• _Dataset records_:
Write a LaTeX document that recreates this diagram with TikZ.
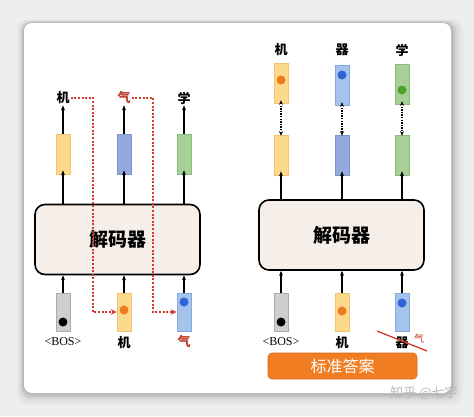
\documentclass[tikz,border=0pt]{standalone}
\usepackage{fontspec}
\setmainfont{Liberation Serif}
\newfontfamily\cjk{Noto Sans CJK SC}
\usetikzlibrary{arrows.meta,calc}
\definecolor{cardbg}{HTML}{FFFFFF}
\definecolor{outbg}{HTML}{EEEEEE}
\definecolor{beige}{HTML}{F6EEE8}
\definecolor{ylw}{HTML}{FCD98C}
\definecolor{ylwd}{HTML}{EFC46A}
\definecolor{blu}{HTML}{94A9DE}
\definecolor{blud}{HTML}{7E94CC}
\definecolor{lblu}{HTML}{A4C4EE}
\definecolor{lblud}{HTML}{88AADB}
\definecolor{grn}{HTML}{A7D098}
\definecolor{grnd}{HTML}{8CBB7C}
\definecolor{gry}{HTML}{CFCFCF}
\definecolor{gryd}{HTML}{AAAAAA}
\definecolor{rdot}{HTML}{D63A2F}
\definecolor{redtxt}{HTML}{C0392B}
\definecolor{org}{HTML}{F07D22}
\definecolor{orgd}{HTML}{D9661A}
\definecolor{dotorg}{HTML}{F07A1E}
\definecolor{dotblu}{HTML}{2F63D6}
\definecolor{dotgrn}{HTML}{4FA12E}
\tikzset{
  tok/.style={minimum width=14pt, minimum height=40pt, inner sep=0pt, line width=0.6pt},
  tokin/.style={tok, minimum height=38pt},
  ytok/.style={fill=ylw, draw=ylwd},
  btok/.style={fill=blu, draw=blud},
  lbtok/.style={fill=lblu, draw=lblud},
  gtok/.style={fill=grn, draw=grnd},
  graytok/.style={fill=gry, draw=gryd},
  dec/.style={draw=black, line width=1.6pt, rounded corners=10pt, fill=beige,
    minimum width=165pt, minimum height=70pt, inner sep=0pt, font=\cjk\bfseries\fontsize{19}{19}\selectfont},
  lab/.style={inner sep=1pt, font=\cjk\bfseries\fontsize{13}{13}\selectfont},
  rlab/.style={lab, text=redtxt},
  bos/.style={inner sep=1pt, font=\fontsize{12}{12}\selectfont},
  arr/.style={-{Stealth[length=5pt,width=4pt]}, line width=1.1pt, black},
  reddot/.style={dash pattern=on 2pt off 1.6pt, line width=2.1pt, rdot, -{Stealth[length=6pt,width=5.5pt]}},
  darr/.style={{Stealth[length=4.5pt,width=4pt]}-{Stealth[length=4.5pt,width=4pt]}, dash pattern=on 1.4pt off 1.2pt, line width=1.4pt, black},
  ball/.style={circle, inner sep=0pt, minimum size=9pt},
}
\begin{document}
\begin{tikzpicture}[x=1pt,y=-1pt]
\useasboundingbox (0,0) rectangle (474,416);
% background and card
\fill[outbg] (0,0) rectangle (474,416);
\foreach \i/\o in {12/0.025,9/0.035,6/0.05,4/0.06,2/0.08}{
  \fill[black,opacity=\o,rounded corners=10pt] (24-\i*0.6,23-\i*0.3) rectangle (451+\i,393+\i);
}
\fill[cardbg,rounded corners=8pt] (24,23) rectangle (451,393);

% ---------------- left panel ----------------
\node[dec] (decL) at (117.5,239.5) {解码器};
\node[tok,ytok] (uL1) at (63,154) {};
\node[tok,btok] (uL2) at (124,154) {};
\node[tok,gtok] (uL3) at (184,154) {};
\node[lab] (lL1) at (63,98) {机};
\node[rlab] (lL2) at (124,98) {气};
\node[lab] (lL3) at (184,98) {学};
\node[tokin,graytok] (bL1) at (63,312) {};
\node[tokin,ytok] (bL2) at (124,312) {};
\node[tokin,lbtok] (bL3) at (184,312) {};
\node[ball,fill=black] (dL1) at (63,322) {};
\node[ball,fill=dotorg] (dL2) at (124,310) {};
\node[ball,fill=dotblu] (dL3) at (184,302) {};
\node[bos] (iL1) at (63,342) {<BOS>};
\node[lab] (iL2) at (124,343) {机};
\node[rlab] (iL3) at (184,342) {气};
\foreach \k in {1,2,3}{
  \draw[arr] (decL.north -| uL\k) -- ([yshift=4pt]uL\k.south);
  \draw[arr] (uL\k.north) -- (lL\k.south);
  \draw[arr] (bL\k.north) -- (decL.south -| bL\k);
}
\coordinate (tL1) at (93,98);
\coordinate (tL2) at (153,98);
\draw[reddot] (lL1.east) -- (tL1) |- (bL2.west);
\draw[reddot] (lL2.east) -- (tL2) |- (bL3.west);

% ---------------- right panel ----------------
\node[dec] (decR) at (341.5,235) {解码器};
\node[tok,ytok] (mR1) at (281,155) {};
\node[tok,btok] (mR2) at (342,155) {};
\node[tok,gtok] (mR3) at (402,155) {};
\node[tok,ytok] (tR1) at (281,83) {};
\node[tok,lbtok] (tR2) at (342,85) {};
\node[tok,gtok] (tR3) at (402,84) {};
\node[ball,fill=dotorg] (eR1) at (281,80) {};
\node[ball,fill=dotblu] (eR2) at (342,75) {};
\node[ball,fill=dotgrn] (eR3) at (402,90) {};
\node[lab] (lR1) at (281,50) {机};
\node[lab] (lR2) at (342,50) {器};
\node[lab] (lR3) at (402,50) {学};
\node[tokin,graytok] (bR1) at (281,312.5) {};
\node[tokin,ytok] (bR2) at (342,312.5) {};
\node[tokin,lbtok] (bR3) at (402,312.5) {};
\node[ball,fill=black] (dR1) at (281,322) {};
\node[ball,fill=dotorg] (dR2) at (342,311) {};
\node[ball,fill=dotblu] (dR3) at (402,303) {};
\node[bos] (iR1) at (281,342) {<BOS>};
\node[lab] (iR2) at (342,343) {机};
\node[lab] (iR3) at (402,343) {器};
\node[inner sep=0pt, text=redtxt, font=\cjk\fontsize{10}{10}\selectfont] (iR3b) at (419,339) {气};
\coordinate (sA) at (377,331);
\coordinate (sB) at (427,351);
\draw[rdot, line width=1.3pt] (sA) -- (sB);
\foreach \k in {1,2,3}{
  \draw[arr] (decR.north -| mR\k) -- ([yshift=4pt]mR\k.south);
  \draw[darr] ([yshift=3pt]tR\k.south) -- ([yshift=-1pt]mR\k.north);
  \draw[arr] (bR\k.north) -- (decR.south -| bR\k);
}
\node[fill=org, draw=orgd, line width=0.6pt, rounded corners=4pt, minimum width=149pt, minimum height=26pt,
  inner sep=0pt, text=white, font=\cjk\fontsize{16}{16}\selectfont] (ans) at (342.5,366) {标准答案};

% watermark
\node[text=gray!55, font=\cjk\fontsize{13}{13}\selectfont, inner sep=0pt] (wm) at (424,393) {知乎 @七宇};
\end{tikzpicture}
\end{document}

---

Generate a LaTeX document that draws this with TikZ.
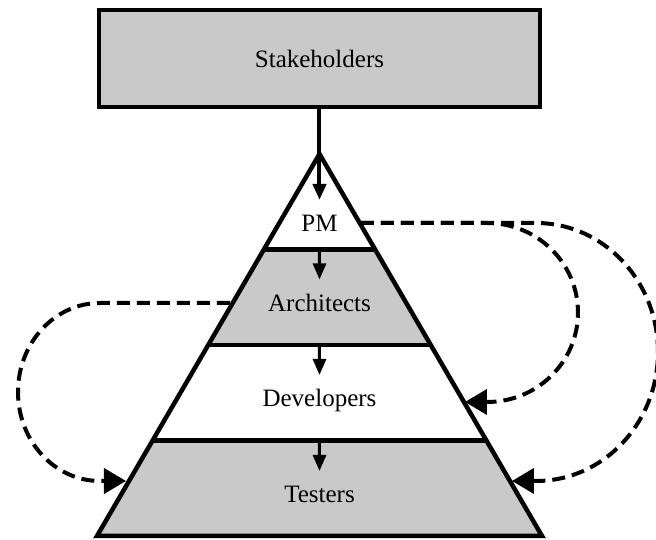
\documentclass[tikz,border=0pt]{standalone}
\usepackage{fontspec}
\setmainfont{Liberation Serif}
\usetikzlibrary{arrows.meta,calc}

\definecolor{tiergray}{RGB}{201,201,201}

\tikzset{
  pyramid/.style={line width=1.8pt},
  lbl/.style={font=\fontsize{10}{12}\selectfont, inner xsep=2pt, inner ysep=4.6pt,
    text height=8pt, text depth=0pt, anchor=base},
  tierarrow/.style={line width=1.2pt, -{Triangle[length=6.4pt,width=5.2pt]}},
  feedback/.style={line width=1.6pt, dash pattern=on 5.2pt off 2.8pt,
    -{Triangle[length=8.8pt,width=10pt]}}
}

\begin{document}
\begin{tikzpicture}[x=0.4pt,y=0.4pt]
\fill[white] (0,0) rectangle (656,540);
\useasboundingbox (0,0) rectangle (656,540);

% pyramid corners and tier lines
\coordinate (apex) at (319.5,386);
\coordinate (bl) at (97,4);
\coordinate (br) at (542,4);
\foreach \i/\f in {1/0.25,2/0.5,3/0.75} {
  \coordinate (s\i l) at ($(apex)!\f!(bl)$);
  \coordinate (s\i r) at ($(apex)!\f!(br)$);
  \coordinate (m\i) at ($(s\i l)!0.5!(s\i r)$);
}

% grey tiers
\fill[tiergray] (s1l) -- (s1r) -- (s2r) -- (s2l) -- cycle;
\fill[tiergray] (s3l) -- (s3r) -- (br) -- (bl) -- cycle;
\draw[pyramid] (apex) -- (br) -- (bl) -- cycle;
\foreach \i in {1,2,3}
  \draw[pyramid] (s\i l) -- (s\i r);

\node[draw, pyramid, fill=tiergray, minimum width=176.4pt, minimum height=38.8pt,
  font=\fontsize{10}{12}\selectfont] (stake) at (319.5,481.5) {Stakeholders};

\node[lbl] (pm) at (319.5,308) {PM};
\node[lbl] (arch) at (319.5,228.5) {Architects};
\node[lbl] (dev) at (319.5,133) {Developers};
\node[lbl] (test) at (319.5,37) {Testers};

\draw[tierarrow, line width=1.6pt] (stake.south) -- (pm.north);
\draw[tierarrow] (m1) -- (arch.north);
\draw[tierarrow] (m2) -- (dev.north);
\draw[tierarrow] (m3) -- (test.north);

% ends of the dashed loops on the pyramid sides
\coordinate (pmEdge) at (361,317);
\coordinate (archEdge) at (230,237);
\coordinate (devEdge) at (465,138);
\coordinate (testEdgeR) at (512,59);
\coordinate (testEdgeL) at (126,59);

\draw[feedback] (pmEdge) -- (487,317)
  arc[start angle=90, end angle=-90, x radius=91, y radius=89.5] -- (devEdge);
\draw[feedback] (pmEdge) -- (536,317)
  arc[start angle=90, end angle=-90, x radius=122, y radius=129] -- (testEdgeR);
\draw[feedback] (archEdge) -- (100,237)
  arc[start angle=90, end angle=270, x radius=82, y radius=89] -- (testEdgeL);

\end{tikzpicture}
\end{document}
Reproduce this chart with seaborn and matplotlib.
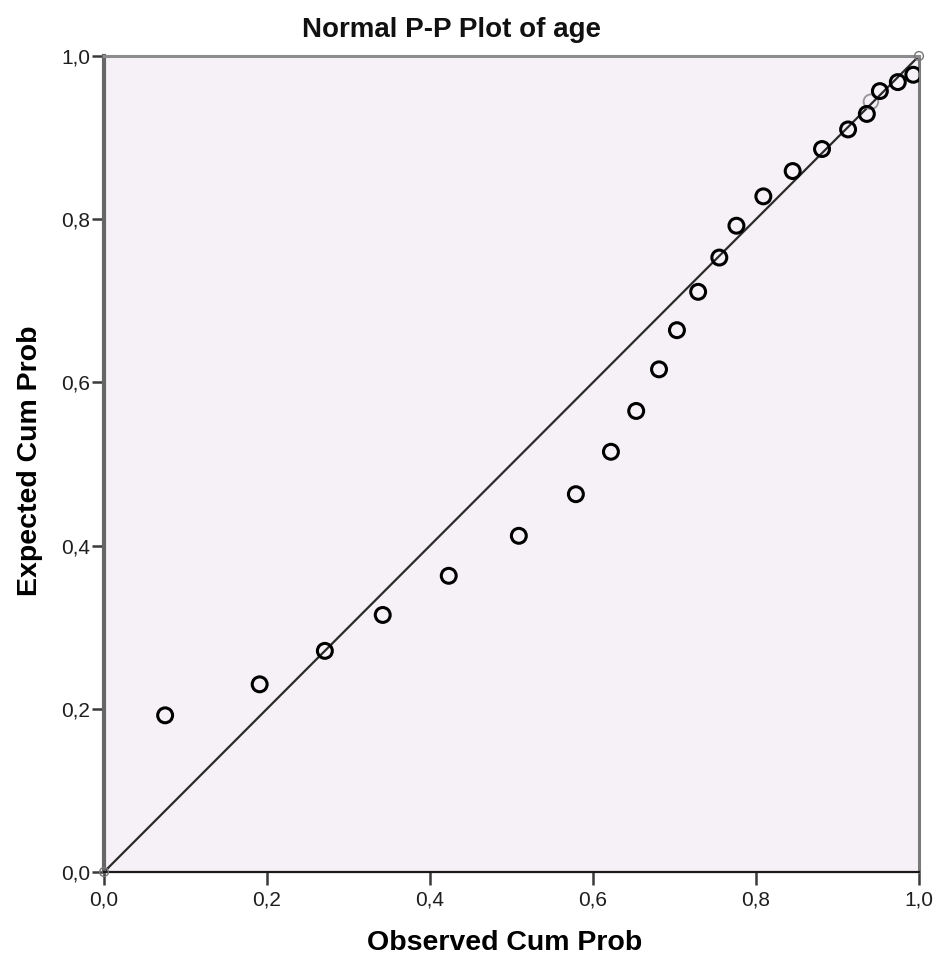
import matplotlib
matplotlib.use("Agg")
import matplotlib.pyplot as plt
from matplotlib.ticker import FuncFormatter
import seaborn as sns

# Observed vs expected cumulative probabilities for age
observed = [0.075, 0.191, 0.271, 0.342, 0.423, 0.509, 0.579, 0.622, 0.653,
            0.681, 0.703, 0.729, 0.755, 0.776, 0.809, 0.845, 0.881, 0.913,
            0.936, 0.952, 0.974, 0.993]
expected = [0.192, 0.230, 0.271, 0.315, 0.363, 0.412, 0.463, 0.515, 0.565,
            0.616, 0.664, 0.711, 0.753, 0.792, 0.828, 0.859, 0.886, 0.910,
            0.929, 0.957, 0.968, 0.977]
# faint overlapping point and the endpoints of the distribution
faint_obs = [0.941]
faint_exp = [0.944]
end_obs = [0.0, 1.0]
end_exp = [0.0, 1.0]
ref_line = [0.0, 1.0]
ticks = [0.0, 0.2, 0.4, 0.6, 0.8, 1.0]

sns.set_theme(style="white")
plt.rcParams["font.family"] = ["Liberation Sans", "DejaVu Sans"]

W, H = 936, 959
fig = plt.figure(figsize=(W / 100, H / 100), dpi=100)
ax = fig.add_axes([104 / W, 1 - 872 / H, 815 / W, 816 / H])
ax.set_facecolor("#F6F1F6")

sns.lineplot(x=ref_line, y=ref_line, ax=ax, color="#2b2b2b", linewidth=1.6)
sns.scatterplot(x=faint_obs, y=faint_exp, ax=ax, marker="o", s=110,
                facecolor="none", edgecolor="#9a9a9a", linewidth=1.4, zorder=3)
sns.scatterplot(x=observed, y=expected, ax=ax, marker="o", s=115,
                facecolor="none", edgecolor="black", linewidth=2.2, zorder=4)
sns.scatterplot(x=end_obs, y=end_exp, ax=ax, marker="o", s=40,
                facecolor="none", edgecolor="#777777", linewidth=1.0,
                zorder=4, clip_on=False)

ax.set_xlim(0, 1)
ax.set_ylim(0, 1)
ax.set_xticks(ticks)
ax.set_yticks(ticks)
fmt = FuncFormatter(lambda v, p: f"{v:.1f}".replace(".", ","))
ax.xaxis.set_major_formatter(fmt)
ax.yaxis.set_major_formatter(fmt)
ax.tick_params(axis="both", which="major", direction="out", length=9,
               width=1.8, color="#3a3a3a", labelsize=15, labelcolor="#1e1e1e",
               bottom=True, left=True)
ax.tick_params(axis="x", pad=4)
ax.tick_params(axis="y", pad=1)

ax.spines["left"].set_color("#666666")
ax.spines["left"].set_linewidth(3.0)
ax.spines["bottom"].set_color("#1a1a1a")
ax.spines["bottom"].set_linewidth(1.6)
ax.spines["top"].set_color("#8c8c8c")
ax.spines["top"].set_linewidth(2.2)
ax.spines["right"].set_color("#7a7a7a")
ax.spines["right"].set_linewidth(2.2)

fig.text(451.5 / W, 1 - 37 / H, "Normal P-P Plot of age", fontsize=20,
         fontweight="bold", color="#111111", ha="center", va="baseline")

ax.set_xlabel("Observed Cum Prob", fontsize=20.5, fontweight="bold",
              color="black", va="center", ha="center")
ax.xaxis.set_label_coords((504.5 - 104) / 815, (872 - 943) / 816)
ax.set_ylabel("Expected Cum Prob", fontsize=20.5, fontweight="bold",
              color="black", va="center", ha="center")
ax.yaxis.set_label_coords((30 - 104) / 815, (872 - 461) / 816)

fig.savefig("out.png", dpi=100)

--

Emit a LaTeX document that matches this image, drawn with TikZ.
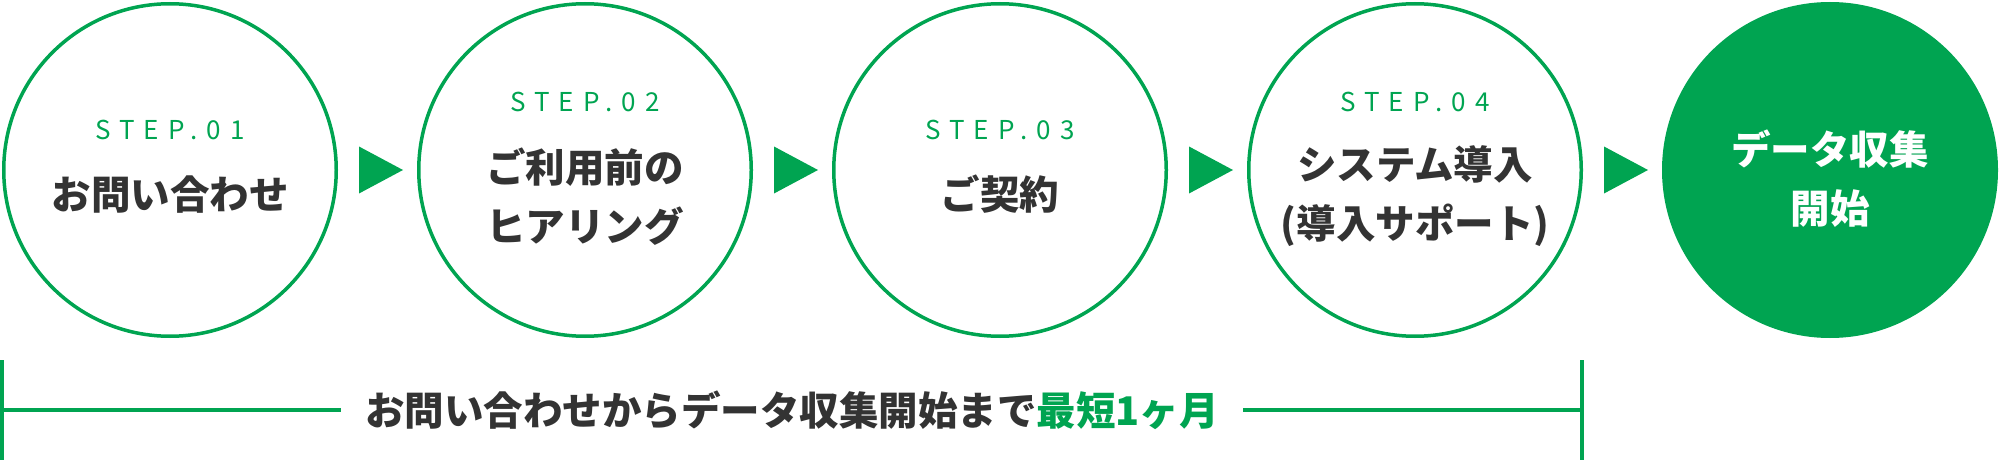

• _Task to carry out_: Above are some records. Output exactly the lines from the one that contains "Reproduce this chart" to the one that contains "ticks = [0.0, 0.2, 0.4, 0.6, 0.8, 1.0]", keeping both, and omit the pictures.

• _The response_:
Reproduce this chart with seaborn and matplotlib.
import matplotlib
matplotlib.use("Agg")
import matplotlib.pyplot as plt
from matplotlib.ticker import FuncFormatter
import seaborn as sns

# Observed vs expected cumulative probabilities for age
observed = [0.075, 0.191, 0.271, 0.342, 0.423, 0.509, 0.579, 0.622, 0.653,
            0.681, 0.703, 0.729, 0.755, 0.776, 0.809, 0.845, 0.881, 0.913,
            0.936, 0.952, 0.974, 0.993]
expected = [0.192, 0.230, 0.271, 0.315, 0.363, 0.412, 0.463, 0.515, 0.565,
            0.616, 0.664, 0.711, 0.753, 0.792, 0.828, 0.859, 0.886, 0.910,
            0.929, 0.957, 0.968, 0.977]
# faint overlapping point and the endpoints of the distribution
faint_obs = [0.941]
faint_exp = [0.944]
end_obs = [0.0, 1.0]
end_exp = [0.0, 1.0]
ref_line = [0.0, 1.0]
ticks = [0.0, 0.2, 0.4, 0.6, 0.8, 1.0]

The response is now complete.